DATASET EXCERPT >>
-- begin --

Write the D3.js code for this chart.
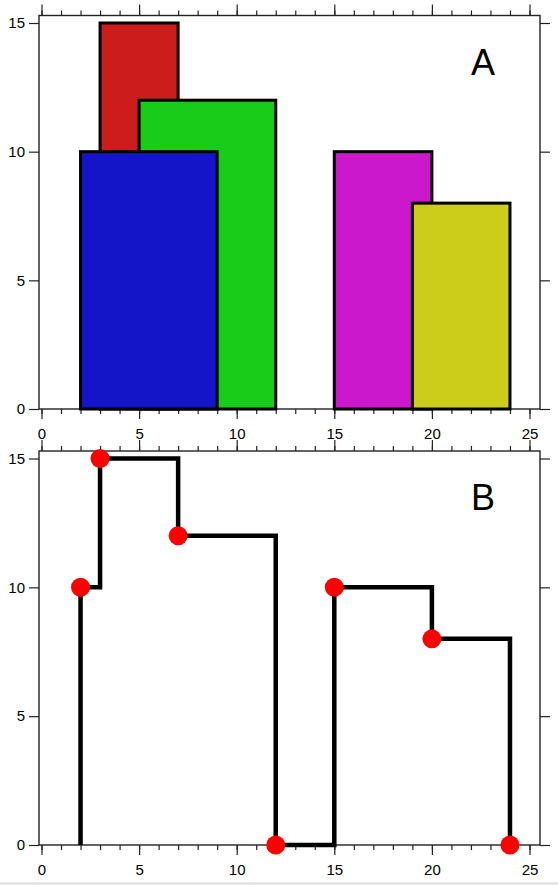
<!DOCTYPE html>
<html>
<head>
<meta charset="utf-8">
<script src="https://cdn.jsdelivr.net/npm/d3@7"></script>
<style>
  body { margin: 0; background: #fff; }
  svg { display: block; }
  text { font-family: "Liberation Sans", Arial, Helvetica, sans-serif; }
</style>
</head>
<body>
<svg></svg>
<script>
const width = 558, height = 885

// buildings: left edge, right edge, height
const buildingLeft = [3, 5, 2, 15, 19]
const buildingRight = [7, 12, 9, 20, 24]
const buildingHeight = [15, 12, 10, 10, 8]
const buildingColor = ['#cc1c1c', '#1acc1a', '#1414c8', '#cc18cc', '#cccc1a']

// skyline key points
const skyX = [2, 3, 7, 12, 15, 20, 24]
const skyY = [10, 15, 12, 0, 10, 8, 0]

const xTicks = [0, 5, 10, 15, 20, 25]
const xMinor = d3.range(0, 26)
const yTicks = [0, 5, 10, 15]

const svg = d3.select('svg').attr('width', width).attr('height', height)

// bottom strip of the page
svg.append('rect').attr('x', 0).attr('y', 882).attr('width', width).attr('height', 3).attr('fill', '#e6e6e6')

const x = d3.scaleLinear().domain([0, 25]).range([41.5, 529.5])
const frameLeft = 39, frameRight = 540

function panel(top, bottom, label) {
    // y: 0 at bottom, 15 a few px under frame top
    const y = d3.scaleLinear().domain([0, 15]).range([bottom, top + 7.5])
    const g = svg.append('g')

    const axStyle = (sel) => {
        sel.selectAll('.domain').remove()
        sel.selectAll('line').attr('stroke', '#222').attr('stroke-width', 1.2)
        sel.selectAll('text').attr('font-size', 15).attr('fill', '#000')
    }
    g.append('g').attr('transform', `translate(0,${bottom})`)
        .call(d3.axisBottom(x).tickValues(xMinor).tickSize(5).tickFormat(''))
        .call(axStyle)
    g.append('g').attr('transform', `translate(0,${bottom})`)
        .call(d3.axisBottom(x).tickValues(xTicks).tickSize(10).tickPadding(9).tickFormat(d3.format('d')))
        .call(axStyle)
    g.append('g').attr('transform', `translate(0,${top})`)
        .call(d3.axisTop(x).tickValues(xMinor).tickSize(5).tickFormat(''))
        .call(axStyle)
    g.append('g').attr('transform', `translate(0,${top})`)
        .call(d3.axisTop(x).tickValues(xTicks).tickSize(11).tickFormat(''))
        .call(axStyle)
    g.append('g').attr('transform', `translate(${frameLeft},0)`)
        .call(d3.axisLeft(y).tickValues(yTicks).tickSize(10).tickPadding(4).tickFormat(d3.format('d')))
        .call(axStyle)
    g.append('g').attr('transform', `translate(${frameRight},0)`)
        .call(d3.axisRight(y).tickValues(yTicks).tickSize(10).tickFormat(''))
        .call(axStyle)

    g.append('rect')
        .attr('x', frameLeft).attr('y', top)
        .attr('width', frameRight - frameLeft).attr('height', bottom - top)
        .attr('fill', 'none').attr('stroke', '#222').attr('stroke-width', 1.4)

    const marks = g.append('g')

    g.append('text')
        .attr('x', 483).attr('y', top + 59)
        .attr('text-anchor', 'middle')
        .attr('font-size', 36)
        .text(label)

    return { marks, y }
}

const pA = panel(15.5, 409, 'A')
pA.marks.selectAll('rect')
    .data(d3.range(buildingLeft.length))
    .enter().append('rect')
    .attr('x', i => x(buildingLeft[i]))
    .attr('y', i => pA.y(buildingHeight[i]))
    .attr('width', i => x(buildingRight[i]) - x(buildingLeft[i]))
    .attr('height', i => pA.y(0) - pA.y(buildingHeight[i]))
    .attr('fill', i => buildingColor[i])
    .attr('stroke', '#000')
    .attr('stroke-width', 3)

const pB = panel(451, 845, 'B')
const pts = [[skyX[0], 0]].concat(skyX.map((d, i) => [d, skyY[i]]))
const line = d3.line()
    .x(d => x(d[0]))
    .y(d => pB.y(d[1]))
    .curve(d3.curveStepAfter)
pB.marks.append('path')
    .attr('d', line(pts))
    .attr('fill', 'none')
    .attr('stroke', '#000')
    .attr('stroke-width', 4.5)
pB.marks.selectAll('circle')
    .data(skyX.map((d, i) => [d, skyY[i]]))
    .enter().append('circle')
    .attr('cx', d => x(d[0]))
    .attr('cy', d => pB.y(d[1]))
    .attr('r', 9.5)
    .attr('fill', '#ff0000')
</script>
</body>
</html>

-- end --

EXERCISE GOAL >>
Repeat only the lines between the start of the data and the line with "const width = 558, height = 885", including those two lines, and skip the pictures.

FINAL RESULT >>
Write the D3.js code for this chart.
<!DOCTYPE html>
<html>
<head>
<meta charset="utf-8">
<script src="https://cdn.jsdelivr.net/npm/d3@7"></script>
<style>
  body { margin: 0; background: #fff; }
  svg { display: block; }
  text { font-family: "Liberation Sans", Arial, Helvetica, sans-serif; }
</style>
</head>
<body>
<svg></svg>
<script>
const width = 558, height = 885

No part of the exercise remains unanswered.